##### Input
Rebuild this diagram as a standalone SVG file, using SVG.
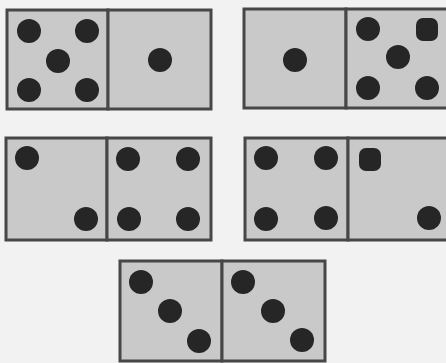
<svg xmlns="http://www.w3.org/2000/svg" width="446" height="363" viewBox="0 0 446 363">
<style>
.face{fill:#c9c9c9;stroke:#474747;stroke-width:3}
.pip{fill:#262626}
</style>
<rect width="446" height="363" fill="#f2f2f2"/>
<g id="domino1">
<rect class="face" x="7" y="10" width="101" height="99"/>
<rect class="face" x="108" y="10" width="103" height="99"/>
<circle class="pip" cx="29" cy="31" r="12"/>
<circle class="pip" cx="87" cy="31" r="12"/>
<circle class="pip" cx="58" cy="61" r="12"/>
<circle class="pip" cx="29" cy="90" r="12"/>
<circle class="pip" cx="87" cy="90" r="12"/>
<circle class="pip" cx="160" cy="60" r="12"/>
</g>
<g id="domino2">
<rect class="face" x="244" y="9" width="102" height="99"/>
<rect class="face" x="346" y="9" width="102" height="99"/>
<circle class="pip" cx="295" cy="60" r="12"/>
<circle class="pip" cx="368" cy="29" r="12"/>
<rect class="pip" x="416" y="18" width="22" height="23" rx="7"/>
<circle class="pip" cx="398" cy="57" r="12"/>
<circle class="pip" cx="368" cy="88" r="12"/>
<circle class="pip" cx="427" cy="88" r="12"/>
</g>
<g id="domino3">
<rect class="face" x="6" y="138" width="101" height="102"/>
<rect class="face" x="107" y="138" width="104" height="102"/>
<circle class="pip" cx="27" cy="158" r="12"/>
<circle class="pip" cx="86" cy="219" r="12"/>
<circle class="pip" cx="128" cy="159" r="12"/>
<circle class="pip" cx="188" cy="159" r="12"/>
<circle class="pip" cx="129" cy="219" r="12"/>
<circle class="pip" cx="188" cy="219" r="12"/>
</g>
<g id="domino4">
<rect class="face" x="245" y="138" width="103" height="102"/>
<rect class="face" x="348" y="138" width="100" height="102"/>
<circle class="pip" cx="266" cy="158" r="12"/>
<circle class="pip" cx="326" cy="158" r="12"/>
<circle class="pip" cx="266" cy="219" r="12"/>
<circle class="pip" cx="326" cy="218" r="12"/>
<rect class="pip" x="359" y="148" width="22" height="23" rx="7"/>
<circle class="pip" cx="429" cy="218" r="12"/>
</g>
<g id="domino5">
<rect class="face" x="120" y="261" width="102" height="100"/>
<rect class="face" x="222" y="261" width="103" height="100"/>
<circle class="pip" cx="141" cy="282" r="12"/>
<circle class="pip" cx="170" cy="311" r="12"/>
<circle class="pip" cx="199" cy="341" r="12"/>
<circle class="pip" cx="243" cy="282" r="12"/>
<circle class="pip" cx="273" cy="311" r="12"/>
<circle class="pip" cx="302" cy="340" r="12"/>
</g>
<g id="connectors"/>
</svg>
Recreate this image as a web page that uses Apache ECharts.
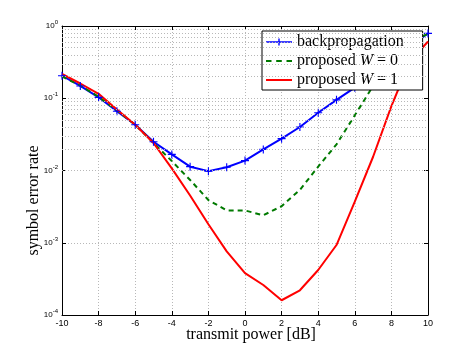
##########
What needs to be done:
The data should be printed again unchanged; leave its pictures out.

Worked solution:
Rebuild this diagram as a standalone SVG file, using SVG.
<svg xmlns="http://www.w3.org/2000/svg" width="446" height="363" viewBox="0 0 446 363">
<style>
.face{fill:#c9c9c9;stroke:#474747;stroke-width:3}
.pip{fill:#262626}
</style>
<rect width="446" height="363" fill="#f2f2f2"/>
<g id="domino1">
<rect class="face" x="7" y="10" width="101" height="99"/>
<rect class="face" x="108" y="10" width="103" height="99"/>
<circle class="pip" cx="29" cy="31" r="12"/>
<circle class="pip" cx="87" cy="31" r="12"/>
<circle class="pip" cx="58" cy="61" r="12"/>
<circle class="pip" cx="29" cy="90" r="12"/>
<circle class="pip" cx="87" cy="90" r="12"/>
<circle class="pip" cx="160" cy="60" r="12"/>
</g>
<g id="domino2">
<rect class="face" x="244" y="9" width="102" height="99"/>
<rect class="face" x="346" y="9" width="102" height="99"/>
<circle class="pip" cx="295" cy="60" r="12"/>
<circle class="pip" cx="368" cy="29" r="12"/>
<rect class="pip" x="416" y="18" width="22" height="23" rx="7"/>
<circle class="pip" cx="398" cy="57" r="12"/>
<circle class="pip" cx="368" cy="88" r="12"/>
<circle class="pip" cx="427" cy="88" r="12"/>
</g>
<g id="domino3">
<rect class="face" x="6" y="138" width="101" height="102"/>
<rect class="face" x="107" y="138" width="104" height="102"/>
<circle class="pip" cx="27" cy="158" r="12"/>
<circle class="pip" cx="86" cy="219" r="12"/>
<circle class="pip" cx="128" cy="159" r="12"/>
<circle class="pip" cx="188" cy="159" r="12"/>
<circle class="pip" cx="129" cy="219" r="12"/>
<circle class="pip" cx="188" cy="219" r="12"/>
</g>
<g id="domino4">
<rect class="face" x="245" y="138" width="103" height="102"/>
<rect class="face" x="348" y="138" width="100" height="102"/>
<circle class="pip" cx="266" cy="158" r="12"/>
<circle class="pip" cx="326" cy="158" r="12"/>
<circle class="pip" cx="266" cy="219" r="12"/>
<circle class="pip" cx="326" cy="218" r="12"/>
<rect class="pip" x="359" y="148" width="22" height="23" rx="7"/>
<circle class="pip" cx="429" cy="218" r="12"/>
</g>
<g id="domino5">
<rect class="face" x="120" y="261" width="102" height="100"/>
<rect class="face" x="222" y="261" width="103" height="100"/>
<circle class="pip" cx="141" cy="282" r="12"/>
<circle class="pip" cx="170" cy="311" r="12"/>
<circle class="pip" cx="199" cy="341" r="12"/>
<circle class="pip" cx="243" cy="282" r="12"/>
<circle class="pip" cx="273" cy="311" r="12"/>
<circle class="pip" cx="302" cy="340" r="12"/>
</g>
<g id="connectors"/>
</svg>
Recreate this image as a web page that uses Apache ECharts.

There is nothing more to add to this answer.